### Stored entries
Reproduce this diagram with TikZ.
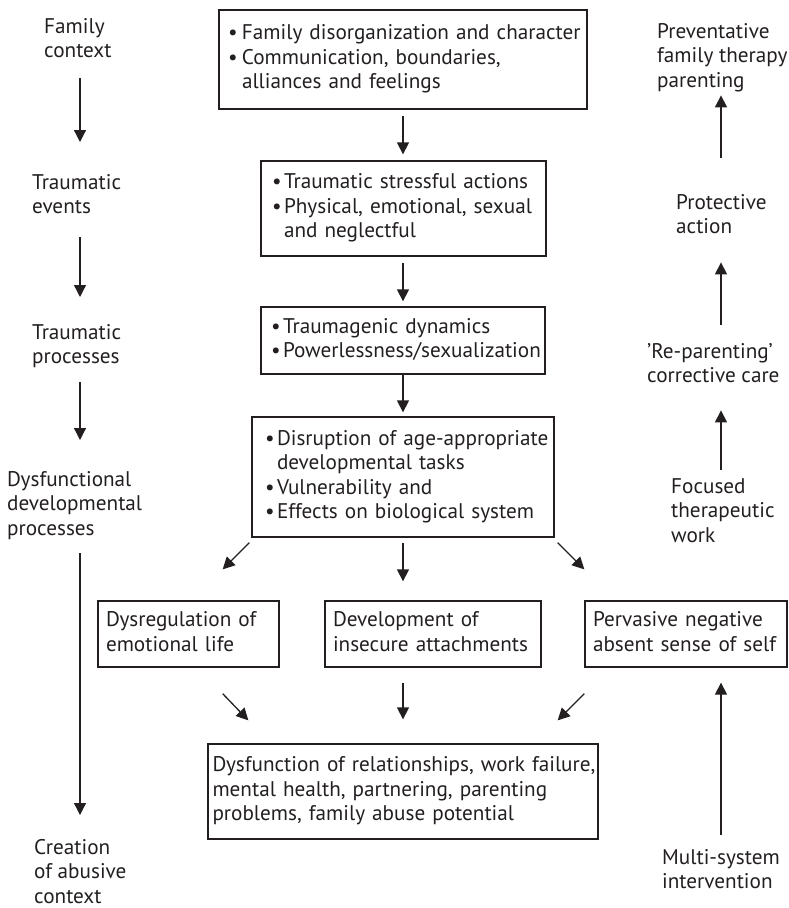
\documentclass[tikz,border=0pt]{standalone}
\usepackage{fontspec}
\setmainfont{PT Sans}
\usetikzlibrary{arrows.meta}
\definecolor{ink}{HTML}{231F20}
% bullet and hanging indent for list lines
\newcommand{\bul}[1][12pt]{\makebox[#1][l]{•}}
\newcommand{\hang}[1][12pt]{\hspace*{#1}}
% left padding inside a box, and the end of a box text
\newcommand{\pad}[1]{\leftskip=#1\relax}
\newcommand{\fin}{\strut\par}
\begin{document}
\begin{tikzpicture}[x=1pt,y=-1pt,
  every node/.style={font=\fontsize{21.2}{24.5}\selectfont, text=ink, inner sep=0pt},
  caption/.style={align=left, anchor=north west},
  box/.style={draw=ink, line width=1.3pt, align=left, inner ysep=0pt, inner xsep=1pt},
  arr/.style={draw=ink, line width=1.3pt, -{Triangle[length=12pt,width=12pt]}},
]
\useasboundingbox (0,0) rectangle (788,908);

% arrow columns
\coordinate (colL) at (80,0);
\coordinate (colC) at (403,0);
\coordinate (colR) at (721,0);

% ---- left column: stages
\node[caption] (l1) at (44,16)  {\strut Family\\context\strut};
\node[caption] (l2) at (32,172) {\strut Traumatic\\events\strut};
\node[caption] (l3) at (32,322) {\strut Traumatic\\processes\strut};
\node[caption] (l4) at (7,469)  {\strut Dysfunctional\\developmental\\processes\strut};
\node[caption] (l5) at (34,837) {\strut Creation\\of abusive\\context\strut};

% ---- centre column: boxes
\node[box, text width=366pt, minimum height=99pt] (b1) at (403,59.5)
  {\pad{8pt}\strut\bul[14pt]Family disorganization and character\\
   \bul[14pt]Communication, boundaries,\\
   \hang[14pt]alliances and feelings\fin};
\node[box, text width=283pt, minimum height=95pt] (b2) at (403.5,208.5)
  {\pad{10pt}\strut\bul Traumatic stressful actions\\
   \bul Physical, emotional, sexual\\
   \hang and neglectful\fin};
\node[box, text width=282pt, minimum height=67pt] (b3) at (403,340.5)
  {\pad{9pt}\strut\bul Traumagenic dynamics\\
   \bul Powerlessness/sexualization\fin};
\node[box, text width=300pt, minimum height=120pt] (b4) at (403,477)
  {\pad{12pt}\strut\bul Disruption of age-appropriate\\
   \hang developmental tasks\\
   \bul Vulnerability and\\
   \bul Effects on biological system\fin};

\node[box, text width=179pt, minimum height=66pt] (bl) at (188.5,634)
  {\pad{7pt}\strut Dysregulation of\\emotional life\fin};
\node[box, text width=214pt, minimum height=66pt] (bm) at (433,634)
  {\pad{7pt}\strut Development of\\insecure attachments\fin};
\node[box, text width=200pt, minimum height=66pt] (br) at (686,634)
  {\pad{7pt}\strut Pervasive negative\\absent sense of self\fin};

\node[box, text width=388pt, minimum height=95pt] (bot) at (403,791.5)
  {\pad{3.5pt}\strut Dysfunction of relationships, work failure,\\
   mental health, partnering, parenting\\
   problems, family abuse potential\fin};

% ---- right column: interventions
\node[caption] (r1) at (657,21)  {\strut Preventative\\family therapy\\parenting\strut};
\node[caption] (r2) at (676,192) {\strut Protective\\action\strut};
\node[caption] (r3) at (647,341) {\strut 'Re-parenting'\\corrective care\strut};
\node[caption] (r4) at (671,476) {\strut Focused\\therapeutic\\work\strut};
\node[caption] (r5) at (662,847) {\strut Multi-system\\intervention\strut};

% ---- left arrows
\draw[arr, shorten <=13pt, shorten >=30pt] (l1.south -| colL) -- (l2.north -| colL);
\draw[arr, shorten <=16pt, shorten >=25pt] (l2.south -| colL) -- (l3.north -| colL);
\draw[arr, shorten <=11pt, shorten >=29pt] (l3.south -| colL) -- (l4.north -| colL);
\draw[arr, shorten <=10.5pt, shorten >=22pt] (l4.south -| colL) -- (l5.north -| colL);

% ---- centre arrows
\draw[arr, shorten <=6pt, shorten >=6pt] (b1.south -| colC) -- (b2.north -| colC);
\draw[arr, shorten <=6pt, shorten >=5pt] (b2.south -| colC) -- (b3.north -| colC);
\draw[arr, shorten >=4pt] (b3.south -| colC) -- (b4.north -| colC);
\draw[arr, shorten <=5pt, shorten >=19pt] (b4.south -| colC) -- (bm.north -| colC);
\draw[arr] ([shift={(-2,5)}]b4.south west) -- ([shift={(-57,-31)}]bl.north east);
\draw[arr] ([shift={(3,5)}]b4.south east) -- ([shift={(0,-31)}]br.north west);

\draw[arr, shorten <=15pt, shorten >=24pt] (bm.south -| colC) -- (bot.north -| colC);
\draw[arr] ([shift={(-57,26)}]bl.south east) -- ([shift={(41,-23)}]bot.north west);
\draw[arr] ([shift={(0,26)}]br.south west) -- ([shift={(-41,-23)}]bot.north east);

% ---- right arrows
\draw[arr, shorten <=34pt, shorten >=0.5pt] (r2.north -| colR) -- (r1.south -| colR);
\draw[arr, shorten <=16pt, shorten >=21pt] (r3.north -| colR) -- (r2.south -| colR);
\draw[arr, shorten <=6pt, shorten >=20pt] (r4.north -| colR) -- (r3.south -| colR);
\draw[arr, shorten <=12pt, shorten >=15pt] (r5.north -| colR) -- (br.south -| colR);
\end{tikzpicture}
\end{document}
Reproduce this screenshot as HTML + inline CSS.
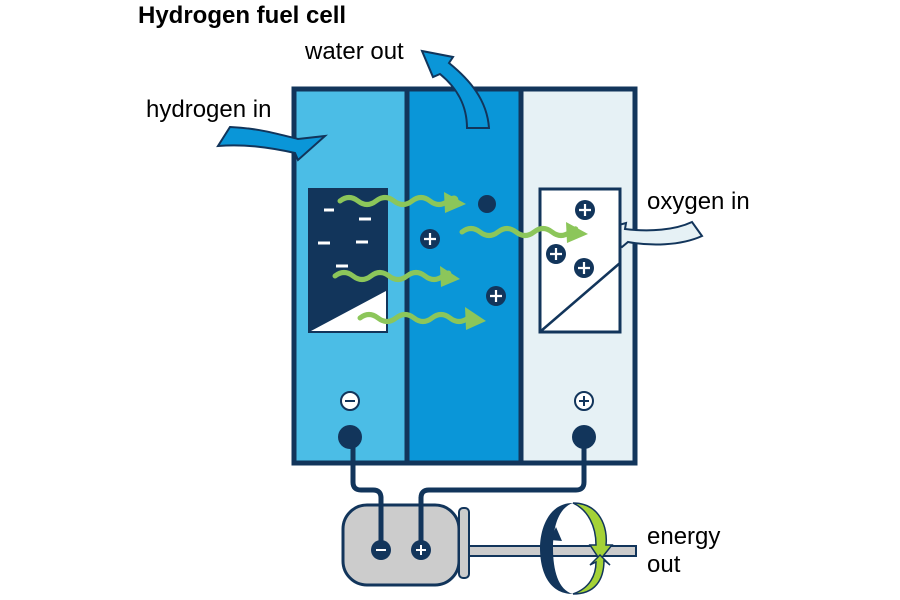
<!DOCTYPE html>
<html><head><style>body{margin:0;background:#fff}svg{display:block}text{font-family:"Liberation Sans",sans-serif}</style></head><body>
<svg width="900" height="600" viewBox="0 0 900 600">
<text x="138" y="23" font-size="24" font-weight="bold" fill="#000">Hydrogen fuel cell</text>
<text x="305" y="59" font-size="24">water out</text>
<text x="146" y="117" font-size="24">hydrogen in</text>
<text x="647" y="209" font-size="24">oxygen in</text>
<text x="647" y="544" font-size="24">energy</text>
<text x="647" y="572" font-size="24">out</text>
<!-- cell -->
<rect x="294" y="89" width="114" height="374" fill="#4bbde6"/>
<rect x="408" y="89" width="113" height="374" fill="#0a96d8"/>
<rect x="521" y="89" width="114" height="374" fill="#e6f1f5"/>
<rect x="294" y="89" width="341" height="374" fill="none" stroke="#12355b" stroke-width="5"/>
<line x1="407" y1="89" x2="407" y2="463" stroke="#12355b" stroke-width="5"/>
<line x1="521" y1="89" x2="521" y2="463" stroke="#12355b" stroke-width="5"/>
<!-- water out arrow -->
<path d="M467,128 C467,105 457,88 440,74 L433,77 L422,51 L453,57 L449,63 C470,80 487,100 489,128 Z" fill="#0a96d8" stroke="#12355b" stroke-width="2"/>
<!-- hydrogen in -->
<path d="M230,127 C258,128 282,135 298,139 L325,136 L298,160 L295,153 C268,147 244,144 218,146 Z" fill="#0a96d8" stroke="#12355b" stroke-width="2"/>
<!-- oxygen in -->
<path d="M597,231 L626,223 L625,229 C650,232 675,230 692,222 L702,236 C680,246 650,246 628,242 L622,247 Z" fill="#e6f1f5" stroke="#12355b" stroke-width="2"/>
<!-- anode block -->
<rect x="309" y="189" width="78" height="143" fill="#12355b" stroke="#12355b" stroke-width="2"/>
<path d="M311,331 L386,291 L386,331 Z" fill="#fff"/>
<g stroke="#fff" stroke-width="3">
<line x1="324" y1="210" x2="334" y2="210"/><line x1="359" y1="219" x2="371" y2="219"/>
<line x1="318" y1="243" x2="330" y2="243"/><line x1="356" y1="242" x2="368" y2="242"/>
<line x1="336" y1="266" x2="348" y2="266"/></g>
<!-- cathode block -->
<rect x="540" y="189" width="80" height="143" fill="#fff" stroke="#12355b" stroke-width="3"/>
<line x1="541" y1="331" x2="620" y2="263" stroke="#12355b" stroke-width="2.5"/>
<!-- ions -->
<g fill="#12355b"><circle cx="487" cy="204" r="9"/>
<circle cx="430" cy="239" r="10"/><circle cx="496" cy="296" r="10"/>
<circle cx="585" cy="210" r="10"/><circle cx="556" cy="254" r="10"/><circle cx="584" cy="268" r="10"/></g>
<g stroke="#fff" stroke-width="2.2">
<path d="M424,239h12M430,233v12"/><path d="M490,296h12M496,290v12"/>
<path d="M579,210h12M585,204v12"/><path d="M550,254h12M556,248v12"/><path d="M578,268h12M584,262v12"/></g>
<!-- wavy arrows -->
<g fill="none" stroke="#8cc65a" stroke-width="5" stroke-linecap="round">
<path d="M340,201 q9,-7 18,0 t18,0 t18,0 t18,0 t18,0 t18,0 t8,2" />
<path d="M462,232 q9,-7 18,0 t18,0 t18,0 t18,0 t18,0 t18,0 t4,1" />
<path d="M335,276 q9,-7 18,0 t18,0 t18,0 t18,0 t18,0 t18,0 t4,2" />
<path d="M360,318 q9,-7 18,0 t18,0 t18,0 t18,0 t18,0 t18,0" />
</g>
<g fill="#8cc65a">
<path d="M444,192 L466,204 L445,213 Z"/><path d="M566,222 L588,234 L567,243 Z"/>
<path d="M440,266 L460,279 L441,287 Z"/><path d="M465,307 L486,321 L466,330 Z"/></g>
<!-- terminals -->
<circle cx="350" cy="401" r="9" fill="#fff" stroke="#12355b" stroke-width="2"/><line x1="345" y1="401" x2="355" y2="401" stroke="#12355b" stroke-width="2"/>
<circle cx="584" cy="401" r="9" fill="#fff" stroke="#12355b" stroke-width="2"/><path d="M579,401h10M584,396v10" stroke="#12355b" stroke-width="2"/>
<circle cx="350" cy="437" r="12" fill="#12355b"/><circle cx="584" cy="437" r="12" fill="#12355b"/>
<!-- wires -->
<g fill="none" stroke="#12355b" stroke-width="5">
<path d="M353,437 V482 Q353,490 361,490 H373 Q381,490 381,498 V550"/>
<path d="M584,437 V482 Q584,490 576,490 H429 Q421,490 421,498 V550"/></g>
<!-- motor -->
<rect x="468" y="546" width="168" height="10" fill="#ccc" stroke="#12355b" stroke-width="2"/>
<rect x="343" y="505" width="116" height="80" rx="24" fill="#ccc" stroke="#12355b" stroke-width="3"/>
<rect x="459" y="508" width="10" height="70" rx="4" fill="#ccc" stroke="#12355b" stroke-width="2"/>
<g fill="none" stroke="#12355b" stroke-width="5">
<path d="M381,497 V550"/><path d="M421,497 V550"/></g>
<circle cx="381" cy="550" r="10" fill="#12355b"/><circle cx="421" cy="550" r="10" fill="#12355b"/>
<line x1="376" y1="550" x2="386" y2="550" stroke="#fff" stroke-width="2"/>
<path d="M416,550h10M421,545v10" stroke="#fff" stroke-width="2"/>
<!-- rotor ring -->
<path d="M573,503 C548,503 540,530 540,548 C540,570 548,594 573,594 C558,590 553,570 553,548 C553,528 558,508 573,503 Z" fill="#12355b"/>
<path d="M573,503 C600,503 608,528 606,545 L612,545 L600,560 L590,545 L596,545 C596,526 588,510 573,503 Z" fill="#a4d237" stroke="#12355b" stroke-width="1.5"/>
<path d="M604,560 C604,580 595,594 573,594 C590,588 596,575 596,562 L590,565 L600,555 L610,565 Z" fill="#a4d237" stroke="#12355b" stroke-width="1.5"/>
<path d="M550,540 L556,527 L562,541 Z" fill="#12355b"/>
</svg>
</body></html>
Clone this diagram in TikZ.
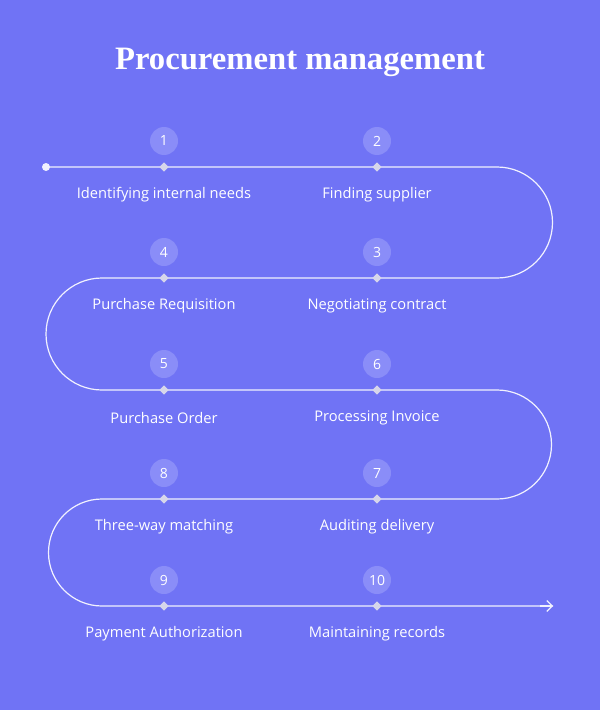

### Your task
Repeat, exactly and in full, each line from the start of the data to the line that contains "(l5) at (34,837)". Pictures do not go in.

### The solution
Reproduce this diagram with TikZ.
\documentclass[tikz,border=0pt]{standalone}
\usepackage{fontspec}
\setmainfont{PT Sans}
\usetikzlibrary{arrows.meta}
\definecolor{ink}{HTML}{231F20}
% bullet and hanging indent for list lines
\newcommand{\bul}[1][12pt]{\makebox[#1][l]{•}}
\newcommand{\hang}[1][12pt]{\hspace*{#1}}
% left padding inside a box, and the end of a box text
\newcommand{\pad}[1]{\leftskip=#1\relax}
\newcommand{\fin}{\strut\par}
\begin{document}
\begin{tikzpicture}[x=1pt,y=-1pt,
  every node/.style={font=\fontsize{21.2}{24.5}\selectfont, text=ink, inner sep=0pt},
  caption/.style={align=left, anchor=north west},
  box/.style={draw=ink, line width=1.3pt, align=left, inner ysep=0pt, inner xsep=1pt},
  arr/.style={draw=ink, line width=1.3pt, -{Triangle[length=12pt,width=12pt]}},
]
\useasboundingbox (0,0) rectangle (788,908);

% arrow columns
\coordinate (colL) at (80,0);
\coordinate (colC) at (403,0);
\coordinate (colR) at (721,0);

% ---- left column: stages
\node[caption] (l1) at (44,16)  {\strut Family\\context\strut};
\node[caption] (l2) at (32,172) {\strut Traumatic\\events\strut};
\node[caption] (l3) at (32,322) {\strut Traumatic\\processes\strut};
\node[caption] (l4) at (7,469)  {\strut Dysfunctional\\developmental\\processes\strut};
\node[caption] (l5) at (34,837) {\strut Creation\\of abusive\\context\strut};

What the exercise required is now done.